By the spring of his senior year, the ruling was reversed, and he was able to play on the baseball team and participate as their star track team member and captain, winning and setting records in board jump, high hurdles, discus throwing and the 100-yard dash. The Walnut Hills yearbook remembers De Hart Hubbard as a stellar athlete who encouraged others and won the respect of his school and competitors.
He was awarded the Enquirer college scholarship and attended the University of Michigan. In 1922, while a student at the University of Michigan, he broke the running broad jump record with a leap of 24 feet, 3 ½ inches, beating the 1914 record of 24 feet, 1 inch. While participating on the 1924 Olympic team, he won the gold medal in the running broad jump, the first Olympic gold for an African-American in an individual event. Later that year, he broke the record for the broad jump as a University of Michigan senior with a distance of 25 feet 10 3/4 inches. He also set records in the fifty, sixty, sixty-five and one-hundred-yard dashes.

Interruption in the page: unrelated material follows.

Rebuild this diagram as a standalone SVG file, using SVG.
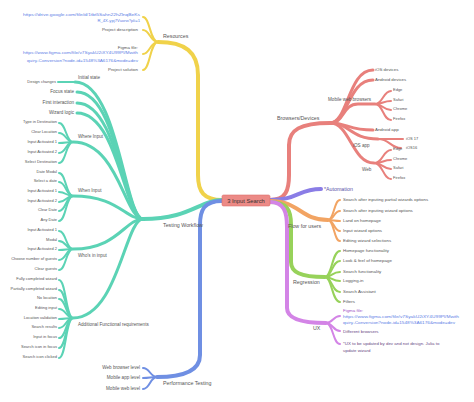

After graduating from the University of Michigan, he became a supervisor in the Department of Colored Work for the Cincinnati Public Recreation Commission. De Hart Hubbard also founded the Cincinnati Tigers, a Negro League baseball team. He later moved to Cleveland and worked as a race relations adviser for the Federal Housing Authority. William De Hart Hubbard died in Cleveland, Ohio, on June 23, 1976.